## Aim
Read through the entries below and return each line with the word "standalone".
*-*-*
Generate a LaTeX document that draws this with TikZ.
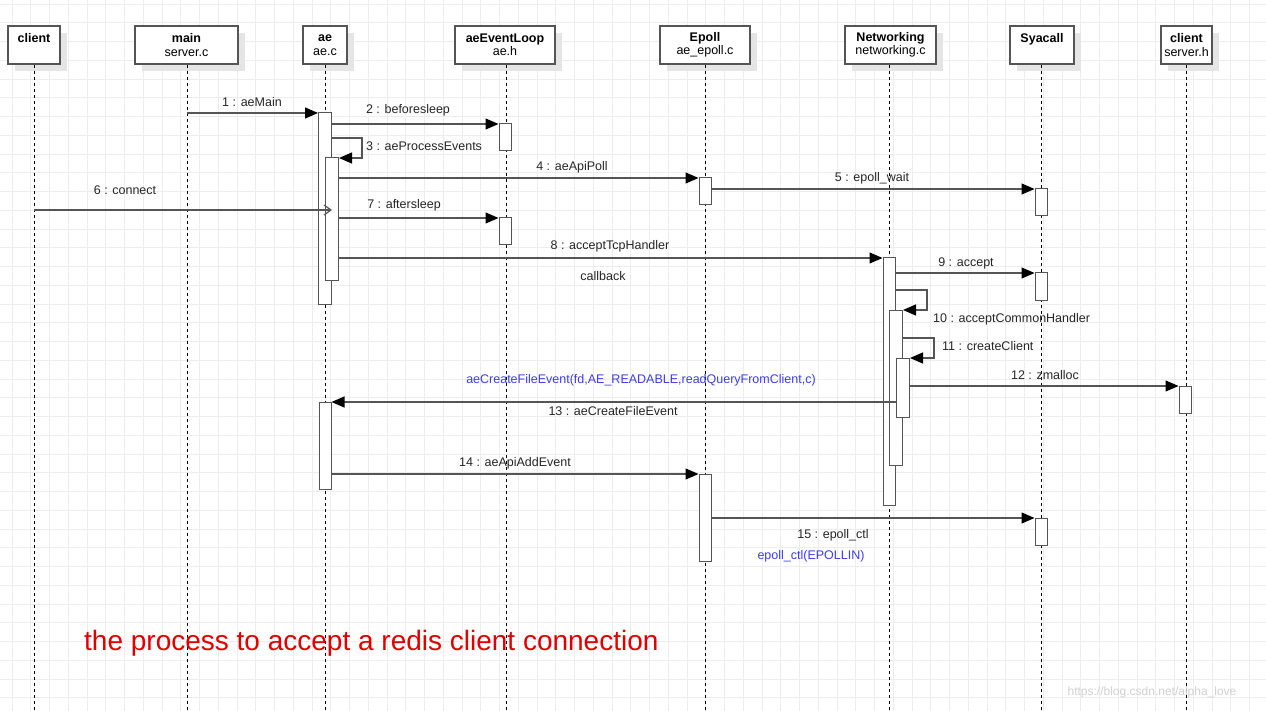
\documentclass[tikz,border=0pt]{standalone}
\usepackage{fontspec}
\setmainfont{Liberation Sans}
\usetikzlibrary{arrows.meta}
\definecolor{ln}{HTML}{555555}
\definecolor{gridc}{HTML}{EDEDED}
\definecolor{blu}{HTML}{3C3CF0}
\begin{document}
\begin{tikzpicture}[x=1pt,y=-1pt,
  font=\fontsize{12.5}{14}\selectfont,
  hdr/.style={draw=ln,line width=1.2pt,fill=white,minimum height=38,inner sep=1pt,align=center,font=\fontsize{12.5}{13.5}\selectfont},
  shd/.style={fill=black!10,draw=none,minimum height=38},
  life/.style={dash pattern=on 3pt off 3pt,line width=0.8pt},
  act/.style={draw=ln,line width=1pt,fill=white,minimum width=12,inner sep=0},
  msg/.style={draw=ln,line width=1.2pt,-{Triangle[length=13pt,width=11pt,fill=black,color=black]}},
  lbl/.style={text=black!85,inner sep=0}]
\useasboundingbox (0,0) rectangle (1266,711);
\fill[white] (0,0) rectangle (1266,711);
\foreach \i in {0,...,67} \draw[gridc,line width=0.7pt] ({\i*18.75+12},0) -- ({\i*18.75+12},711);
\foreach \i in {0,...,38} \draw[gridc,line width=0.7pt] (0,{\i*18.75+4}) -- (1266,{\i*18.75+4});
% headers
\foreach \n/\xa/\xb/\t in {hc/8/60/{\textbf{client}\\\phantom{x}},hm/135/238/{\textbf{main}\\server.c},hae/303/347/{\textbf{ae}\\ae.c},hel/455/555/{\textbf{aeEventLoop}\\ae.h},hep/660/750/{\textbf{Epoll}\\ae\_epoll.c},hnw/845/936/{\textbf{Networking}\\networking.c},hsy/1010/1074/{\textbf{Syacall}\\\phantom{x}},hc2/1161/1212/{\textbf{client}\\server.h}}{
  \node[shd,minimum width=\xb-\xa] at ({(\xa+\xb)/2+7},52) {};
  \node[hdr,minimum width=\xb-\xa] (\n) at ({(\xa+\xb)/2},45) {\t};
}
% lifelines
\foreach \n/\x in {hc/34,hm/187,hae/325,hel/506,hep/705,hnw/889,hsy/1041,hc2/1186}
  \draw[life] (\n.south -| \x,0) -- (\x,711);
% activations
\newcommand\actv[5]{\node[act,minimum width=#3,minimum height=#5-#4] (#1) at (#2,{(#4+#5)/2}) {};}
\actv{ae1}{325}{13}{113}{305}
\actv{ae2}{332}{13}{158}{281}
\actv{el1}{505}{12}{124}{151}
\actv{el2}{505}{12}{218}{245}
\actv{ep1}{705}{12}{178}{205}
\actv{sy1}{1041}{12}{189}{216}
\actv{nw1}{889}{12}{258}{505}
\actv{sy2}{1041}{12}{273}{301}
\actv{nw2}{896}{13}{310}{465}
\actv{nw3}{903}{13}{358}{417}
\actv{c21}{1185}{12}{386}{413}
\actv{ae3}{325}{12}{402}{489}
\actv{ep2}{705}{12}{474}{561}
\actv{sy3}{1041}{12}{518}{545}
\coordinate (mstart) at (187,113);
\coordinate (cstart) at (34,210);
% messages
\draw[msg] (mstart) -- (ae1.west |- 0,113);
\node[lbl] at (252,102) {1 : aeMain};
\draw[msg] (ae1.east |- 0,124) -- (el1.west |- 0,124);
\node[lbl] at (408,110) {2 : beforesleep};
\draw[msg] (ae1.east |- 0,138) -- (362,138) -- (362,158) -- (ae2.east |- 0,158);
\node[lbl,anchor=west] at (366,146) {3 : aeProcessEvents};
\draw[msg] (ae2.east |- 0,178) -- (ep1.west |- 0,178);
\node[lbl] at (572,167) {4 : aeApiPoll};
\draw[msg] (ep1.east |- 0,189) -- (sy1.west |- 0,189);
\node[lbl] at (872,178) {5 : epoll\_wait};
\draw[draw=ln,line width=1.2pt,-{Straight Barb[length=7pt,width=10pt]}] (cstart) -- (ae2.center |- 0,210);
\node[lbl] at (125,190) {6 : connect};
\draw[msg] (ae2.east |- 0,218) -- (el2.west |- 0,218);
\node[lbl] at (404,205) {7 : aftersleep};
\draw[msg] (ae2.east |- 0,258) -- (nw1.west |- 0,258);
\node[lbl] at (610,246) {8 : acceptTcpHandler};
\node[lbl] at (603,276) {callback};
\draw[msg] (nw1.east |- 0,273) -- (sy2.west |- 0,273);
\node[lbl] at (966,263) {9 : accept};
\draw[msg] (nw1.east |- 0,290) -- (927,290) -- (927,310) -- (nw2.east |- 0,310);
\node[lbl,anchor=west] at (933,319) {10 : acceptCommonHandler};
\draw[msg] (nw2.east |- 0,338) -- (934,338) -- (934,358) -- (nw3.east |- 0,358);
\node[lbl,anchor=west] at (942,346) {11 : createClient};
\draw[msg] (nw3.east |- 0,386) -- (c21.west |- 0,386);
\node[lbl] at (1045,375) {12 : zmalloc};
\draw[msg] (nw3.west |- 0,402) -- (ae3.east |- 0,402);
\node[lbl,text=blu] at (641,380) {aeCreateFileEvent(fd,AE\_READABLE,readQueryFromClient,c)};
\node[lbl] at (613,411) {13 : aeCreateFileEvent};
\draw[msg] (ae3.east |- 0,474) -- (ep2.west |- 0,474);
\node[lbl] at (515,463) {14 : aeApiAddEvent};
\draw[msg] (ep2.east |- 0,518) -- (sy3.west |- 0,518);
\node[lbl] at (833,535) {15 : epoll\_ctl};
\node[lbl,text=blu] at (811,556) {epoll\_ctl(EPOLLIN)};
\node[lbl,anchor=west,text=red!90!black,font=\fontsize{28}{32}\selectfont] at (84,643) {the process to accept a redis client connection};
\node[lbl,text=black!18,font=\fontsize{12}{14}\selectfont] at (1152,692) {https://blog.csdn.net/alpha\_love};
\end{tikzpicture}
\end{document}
*-*-*
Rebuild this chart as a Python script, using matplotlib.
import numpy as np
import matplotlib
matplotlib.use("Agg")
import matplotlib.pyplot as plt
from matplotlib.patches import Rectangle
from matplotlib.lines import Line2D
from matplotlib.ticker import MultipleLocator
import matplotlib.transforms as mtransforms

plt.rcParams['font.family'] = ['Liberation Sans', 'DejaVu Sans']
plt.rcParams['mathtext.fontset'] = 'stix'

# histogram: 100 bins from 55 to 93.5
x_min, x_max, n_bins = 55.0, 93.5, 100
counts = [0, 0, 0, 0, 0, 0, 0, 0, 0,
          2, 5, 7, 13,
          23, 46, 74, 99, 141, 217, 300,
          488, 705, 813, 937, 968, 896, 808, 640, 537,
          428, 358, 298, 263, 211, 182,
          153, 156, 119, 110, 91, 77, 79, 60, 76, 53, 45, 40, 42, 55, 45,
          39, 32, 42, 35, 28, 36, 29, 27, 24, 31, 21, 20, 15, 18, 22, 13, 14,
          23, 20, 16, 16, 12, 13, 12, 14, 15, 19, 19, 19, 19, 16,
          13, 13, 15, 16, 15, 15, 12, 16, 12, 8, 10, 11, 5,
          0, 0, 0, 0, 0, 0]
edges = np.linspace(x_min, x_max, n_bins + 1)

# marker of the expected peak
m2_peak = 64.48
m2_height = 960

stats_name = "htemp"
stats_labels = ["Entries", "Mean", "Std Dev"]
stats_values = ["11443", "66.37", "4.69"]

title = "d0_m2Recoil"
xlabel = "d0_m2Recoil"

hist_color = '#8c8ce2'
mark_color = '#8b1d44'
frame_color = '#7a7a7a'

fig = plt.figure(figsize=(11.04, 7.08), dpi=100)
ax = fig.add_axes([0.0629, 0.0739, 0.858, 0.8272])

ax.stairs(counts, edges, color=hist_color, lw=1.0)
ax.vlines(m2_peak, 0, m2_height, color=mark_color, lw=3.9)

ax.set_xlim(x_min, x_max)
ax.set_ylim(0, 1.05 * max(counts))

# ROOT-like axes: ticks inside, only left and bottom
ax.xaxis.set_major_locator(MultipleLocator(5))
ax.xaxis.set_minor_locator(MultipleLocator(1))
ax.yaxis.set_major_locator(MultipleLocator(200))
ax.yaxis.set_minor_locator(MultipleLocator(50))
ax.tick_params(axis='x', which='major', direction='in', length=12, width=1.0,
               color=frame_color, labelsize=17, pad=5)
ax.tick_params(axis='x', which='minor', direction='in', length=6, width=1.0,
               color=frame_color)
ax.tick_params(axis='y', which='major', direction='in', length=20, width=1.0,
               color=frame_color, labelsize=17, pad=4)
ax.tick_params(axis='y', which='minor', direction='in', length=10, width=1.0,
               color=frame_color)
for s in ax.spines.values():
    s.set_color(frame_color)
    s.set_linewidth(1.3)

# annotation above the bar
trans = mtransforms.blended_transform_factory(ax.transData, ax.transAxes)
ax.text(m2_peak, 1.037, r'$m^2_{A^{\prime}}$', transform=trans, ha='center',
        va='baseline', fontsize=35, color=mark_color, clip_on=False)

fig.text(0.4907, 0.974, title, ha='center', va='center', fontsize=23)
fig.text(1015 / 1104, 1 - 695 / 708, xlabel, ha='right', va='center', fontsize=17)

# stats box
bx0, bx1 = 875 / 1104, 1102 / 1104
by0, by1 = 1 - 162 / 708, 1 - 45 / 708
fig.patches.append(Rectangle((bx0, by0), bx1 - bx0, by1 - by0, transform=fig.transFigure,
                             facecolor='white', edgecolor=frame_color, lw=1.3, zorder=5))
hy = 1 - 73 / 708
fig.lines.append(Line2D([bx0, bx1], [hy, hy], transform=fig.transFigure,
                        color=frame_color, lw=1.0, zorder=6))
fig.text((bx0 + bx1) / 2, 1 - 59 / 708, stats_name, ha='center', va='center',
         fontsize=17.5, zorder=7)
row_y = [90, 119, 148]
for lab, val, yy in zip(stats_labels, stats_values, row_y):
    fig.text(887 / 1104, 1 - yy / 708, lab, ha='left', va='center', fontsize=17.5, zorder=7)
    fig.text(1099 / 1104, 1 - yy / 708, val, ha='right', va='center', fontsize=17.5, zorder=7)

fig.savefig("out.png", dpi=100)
*-*-*
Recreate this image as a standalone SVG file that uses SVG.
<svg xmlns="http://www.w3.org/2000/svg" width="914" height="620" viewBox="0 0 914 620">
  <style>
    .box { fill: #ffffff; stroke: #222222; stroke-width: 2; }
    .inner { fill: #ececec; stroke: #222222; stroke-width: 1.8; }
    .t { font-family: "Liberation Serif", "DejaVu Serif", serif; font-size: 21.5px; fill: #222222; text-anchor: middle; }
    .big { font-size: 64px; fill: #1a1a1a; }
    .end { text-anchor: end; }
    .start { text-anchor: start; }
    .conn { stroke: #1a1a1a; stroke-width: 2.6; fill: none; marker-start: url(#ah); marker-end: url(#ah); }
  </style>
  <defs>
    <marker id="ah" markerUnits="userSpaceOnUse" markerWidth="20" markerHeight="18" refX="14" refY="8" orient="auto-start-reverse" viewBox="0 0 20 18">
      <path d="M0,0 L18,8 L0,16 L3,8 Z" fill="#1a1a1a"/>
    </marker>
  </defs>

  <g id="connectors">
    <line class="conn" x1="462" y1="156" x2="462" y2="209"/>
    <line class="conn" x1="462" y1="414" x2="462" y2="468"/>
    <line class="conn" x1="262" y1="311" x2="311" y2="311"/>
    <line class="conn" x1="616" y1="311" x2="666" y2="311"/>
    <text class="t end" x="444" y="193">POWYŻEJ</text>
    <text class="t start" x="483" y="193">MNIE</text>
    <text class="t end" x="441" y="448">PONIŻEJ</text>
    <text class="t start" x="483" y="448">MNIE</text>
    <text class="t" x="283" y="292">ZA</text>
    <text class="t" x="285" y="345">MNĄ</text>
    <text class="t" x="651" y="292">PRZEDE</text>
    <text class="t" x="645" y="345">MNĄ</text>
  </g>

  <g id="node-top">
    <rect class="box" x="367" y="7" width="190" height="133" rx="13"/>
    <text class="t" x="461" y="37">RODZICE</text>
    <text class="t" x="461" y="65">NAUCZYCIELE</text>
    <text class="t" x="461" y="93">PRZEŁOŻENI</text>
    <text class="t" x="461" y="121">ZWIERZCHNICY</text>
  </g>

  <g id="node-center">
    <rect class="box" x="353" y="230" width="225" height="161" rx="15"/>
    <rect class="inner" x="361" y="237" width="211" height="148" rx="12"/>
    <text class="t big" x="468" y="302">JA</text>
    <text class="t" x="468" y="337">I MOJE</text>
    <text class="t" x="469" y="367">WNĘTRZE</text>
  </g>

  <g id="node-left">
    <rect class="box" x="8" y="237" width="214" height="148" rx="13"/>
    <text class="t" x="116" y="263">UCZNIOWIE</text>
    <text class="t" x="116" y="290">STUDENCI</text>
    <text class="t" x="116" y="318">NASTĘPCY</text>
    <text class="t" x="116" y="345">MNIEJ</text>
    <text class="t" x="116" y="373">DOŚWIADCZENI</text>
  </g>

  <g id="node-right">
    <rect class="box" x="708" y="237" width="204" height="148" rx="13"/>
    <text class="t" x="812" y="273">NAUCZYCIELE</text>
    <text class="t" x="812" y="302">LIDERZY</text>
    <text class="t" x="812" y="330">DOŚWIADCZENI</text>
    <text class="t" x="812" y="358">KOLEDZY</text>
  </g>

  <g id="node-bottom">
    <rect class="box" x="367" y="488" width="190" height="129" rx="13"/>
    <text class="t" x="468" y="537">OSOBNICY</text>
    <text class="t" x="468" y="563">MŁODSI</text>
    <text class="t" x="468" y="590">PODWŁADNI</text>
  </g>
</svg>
*-*-*
## Result
\documentclass[tikz,border=0pt]{standalone}
Recreate this image as a standalone SVG file that uses SVG.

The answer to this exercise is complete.